In small towns like San Basilio, representatives of one palm company are pressing farmers to lease their fields.

“I’m trying not to because I need that land to grow corn,” said one farmer, Gilberto Galindo Morales, 46. But he added that farming has become difficult as nearby plantations divert and deplete rivers to feed industrial-scale irrigation systems. Ash from burning cane fields after harvest also damages his corn crop and irritates his children’s lungs, he said.

With sometimes violent confrontations over land and labor, plantation gates are secured with armed guards. Still, Ms. Siekavizza of the trade group contends that the belief that palm cultivation is robbing people of food is “more myth than reality” since much of Guatemala’s terrain and soil composition “is not well suited to growing corn.”

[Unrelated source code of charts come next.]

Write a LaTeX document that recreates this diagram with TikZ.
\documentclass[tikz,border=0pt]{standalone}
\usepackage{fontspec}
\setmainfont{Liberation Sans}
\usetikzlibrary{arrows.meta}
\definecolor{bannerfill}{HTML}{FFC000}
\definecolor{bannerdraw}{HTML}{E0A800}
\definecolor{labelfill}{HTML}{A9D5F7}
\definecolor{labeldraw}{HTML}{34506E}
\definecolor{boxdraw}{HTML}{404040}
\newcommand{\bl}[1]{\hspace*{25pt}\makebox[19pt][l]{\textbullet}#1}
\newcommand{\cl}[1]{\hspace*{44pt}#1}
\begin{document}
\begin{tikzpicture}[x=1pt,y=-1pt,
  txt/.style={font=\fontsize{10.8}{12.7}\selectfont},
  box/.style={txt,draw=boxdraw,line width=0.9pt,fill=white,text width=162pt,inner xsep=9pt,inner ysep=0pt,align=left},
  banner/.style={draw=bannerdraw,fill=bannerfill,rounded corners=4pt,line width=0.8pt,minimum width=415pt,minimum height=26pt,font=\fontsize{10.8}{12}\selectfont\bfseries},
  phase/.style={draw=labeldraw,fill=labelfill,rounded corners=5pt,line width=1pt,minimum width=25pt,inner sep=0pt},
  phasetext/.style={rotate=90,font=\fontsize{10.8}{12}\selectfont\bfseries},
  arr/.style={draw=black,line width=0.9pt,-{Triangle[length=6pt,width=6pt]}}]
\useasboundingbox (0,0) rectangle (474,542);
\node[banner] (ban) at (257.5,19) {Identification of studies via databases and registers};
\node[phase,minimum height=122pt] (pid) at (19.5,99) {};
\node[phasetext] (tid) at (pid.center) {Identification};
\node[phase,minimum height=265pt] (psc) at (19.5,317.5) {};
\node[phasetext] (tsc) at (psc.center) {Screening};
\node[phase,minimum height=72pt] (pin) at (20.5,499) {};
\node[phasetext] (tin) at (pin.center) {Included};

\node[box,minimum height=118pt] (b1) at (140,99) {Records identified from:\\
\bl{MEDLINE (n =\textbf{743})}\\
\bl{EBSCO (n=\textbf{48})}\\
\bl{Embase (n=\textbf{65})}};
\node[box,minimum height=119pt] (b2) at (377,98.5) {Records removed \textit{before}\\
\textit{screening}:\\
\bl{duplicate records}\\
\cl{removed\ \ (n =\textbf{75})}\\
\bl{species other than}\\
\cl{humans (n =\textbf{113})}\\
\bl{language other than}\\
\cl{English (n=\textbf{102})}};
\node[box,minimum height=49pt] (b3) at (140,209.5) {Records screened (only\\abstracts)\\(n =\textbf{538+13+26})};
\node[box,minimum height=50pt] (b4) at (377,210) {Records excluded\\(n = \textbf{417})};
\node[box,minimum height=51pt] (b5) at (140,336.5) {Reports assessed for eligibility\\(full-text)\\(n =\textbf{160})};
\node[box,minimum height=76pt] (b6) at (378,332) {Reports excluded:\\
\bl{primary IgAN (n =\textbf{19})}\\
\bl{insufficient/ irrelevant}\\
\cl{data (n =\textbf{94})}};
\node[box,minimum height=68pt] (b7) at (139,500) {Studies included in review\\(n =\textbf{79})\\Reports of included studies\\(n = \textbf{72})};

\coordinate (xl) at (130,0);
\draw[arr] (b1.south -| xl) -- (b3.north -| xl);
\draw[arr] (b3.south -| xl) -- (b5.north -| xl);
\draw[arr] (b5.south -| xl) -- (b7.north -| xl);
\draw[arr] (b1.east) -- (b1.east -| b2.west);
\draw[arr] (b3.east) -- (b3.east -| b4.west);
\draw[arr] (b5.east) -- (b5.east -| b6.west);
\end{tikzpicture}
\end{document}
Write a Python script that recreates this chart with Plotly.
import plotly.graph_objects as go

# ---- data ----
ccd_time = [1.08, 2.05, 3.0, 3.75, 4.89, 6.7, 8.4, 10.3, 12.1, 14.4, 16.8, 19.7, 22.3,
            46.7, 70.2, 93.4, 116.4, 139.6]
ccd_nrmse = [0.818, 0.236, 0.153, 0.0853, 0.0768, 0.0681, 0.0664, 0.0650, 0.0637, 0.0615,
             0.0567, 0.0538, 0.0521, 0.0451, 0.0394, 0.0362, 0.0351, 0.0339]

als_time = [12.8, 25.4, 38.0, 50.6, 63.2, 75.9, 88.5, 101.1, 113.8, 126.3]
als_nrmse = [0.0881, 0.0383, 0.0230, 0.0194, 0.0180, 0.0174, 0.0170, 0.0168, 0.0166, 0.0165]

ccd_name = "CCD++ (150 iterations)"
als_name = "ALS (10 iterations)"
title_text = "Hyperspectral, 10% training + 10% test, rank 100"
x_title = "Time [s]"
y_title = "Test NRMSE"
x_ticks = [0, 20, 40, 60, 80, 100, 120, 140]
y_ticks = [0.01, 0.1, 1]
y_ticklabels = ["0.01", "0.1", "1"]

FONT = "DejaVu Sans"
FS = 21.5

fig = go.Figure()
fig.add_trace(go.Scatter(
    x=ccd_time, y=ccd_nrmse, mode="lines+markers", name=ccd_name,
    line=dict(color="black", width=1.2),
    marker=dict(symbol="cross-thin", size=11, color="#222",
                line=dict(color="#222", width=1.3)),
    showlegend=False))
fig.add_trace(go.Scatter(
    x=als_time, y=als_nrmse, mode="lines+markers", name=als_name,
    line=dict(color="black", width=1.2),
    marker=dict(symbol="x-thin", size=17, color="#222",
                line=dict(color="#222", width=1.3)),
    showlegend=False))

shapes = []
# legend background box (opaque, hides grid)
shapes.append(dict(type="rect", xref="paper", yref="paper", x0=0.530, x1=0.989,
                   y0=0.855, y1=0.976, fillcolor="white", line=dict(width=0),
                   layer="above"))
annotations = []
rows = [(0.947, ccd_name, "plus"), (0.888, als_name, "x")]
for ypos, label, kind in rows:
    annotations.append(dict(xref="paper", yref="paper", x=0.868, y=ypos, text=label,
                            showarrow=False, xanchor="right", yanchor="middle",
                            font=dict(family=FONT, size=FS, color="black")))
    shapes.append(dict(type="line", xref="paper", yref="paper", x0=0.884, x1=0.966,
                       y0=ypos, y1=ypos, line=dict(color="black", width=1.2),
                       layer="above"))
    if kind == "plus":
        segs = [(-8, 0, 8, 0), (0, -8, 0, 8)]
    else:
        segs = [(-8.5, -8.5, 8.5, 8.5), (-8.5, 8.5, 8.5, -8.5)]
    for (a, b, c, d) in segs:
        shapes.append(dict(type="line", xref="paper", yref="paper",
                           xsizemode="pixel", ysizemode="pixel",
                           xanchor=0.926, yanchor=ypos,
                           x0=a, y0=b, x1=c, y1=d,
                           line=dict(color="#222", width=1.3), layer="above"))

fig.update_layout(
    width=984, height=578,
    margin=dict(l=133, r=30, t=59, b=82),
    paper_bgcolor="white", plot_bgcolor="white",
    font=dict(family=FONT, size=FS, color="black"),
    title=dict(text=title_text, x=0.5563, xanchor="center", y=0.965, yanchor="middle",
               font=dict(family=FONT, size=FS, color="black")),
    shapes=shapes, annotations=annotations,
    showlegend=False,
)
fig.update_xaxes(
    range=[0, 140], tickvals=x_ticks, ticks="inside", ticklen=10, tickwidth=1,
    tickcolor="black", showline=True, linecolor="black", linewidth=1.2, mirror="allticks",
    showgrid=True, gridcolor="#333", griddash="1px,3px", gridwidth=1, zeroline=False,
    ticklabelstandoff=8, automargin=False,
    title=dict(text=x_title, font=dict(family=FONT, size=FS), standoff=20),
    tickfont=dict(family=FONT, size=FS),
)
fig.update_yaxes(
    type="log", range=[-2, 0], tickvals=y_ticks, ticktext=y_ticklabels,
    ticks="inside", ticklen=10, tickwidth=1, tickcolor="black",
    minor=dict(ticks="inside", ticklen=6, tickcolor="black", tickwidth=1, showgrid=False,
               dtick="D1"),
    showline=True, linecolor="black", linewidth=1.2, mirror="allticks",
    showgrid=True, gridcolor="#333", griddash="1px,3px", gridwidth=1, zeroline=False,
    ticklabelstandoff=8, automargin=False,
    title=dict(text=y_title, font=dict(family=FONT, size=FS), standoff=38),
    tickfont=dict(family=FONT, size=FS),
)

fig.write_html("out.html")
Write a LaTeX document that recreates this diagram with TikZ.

In the remote Mayan villages in the north of the country, the incursion of plantations has brought a few good jobs and some training, but many complain of low wages and the backbreaking nature of the work, which mostly involves picking the small red fruits from African palm trees or off the ground. “We sold our land, so now we have to work, but I think it’s better when you grow your own,” said Juana Paula Tec Choc in the village of El Cancellero. “At least then you have some security.”

A report last year by the United States Department of Agriculture noted Guatemala’s potential for biofuel production, saying that palm plantations tended to be on “underutilized” agricultural land and applied no dangerous pesticides to the trees; that assessment could be important for getting palm-based fuel approved for use in the United States.

But villagers in El Cancellero disputed that, saying they suspected chemical poisoning was behind the mysterious deaths of four young children last year. On a recent afternoon, a crop duster buzzed overhead, and workers wearing tanks fitted with spray hoses trudged along a narrow road that separates what remains of the village from endless rows of squat palms.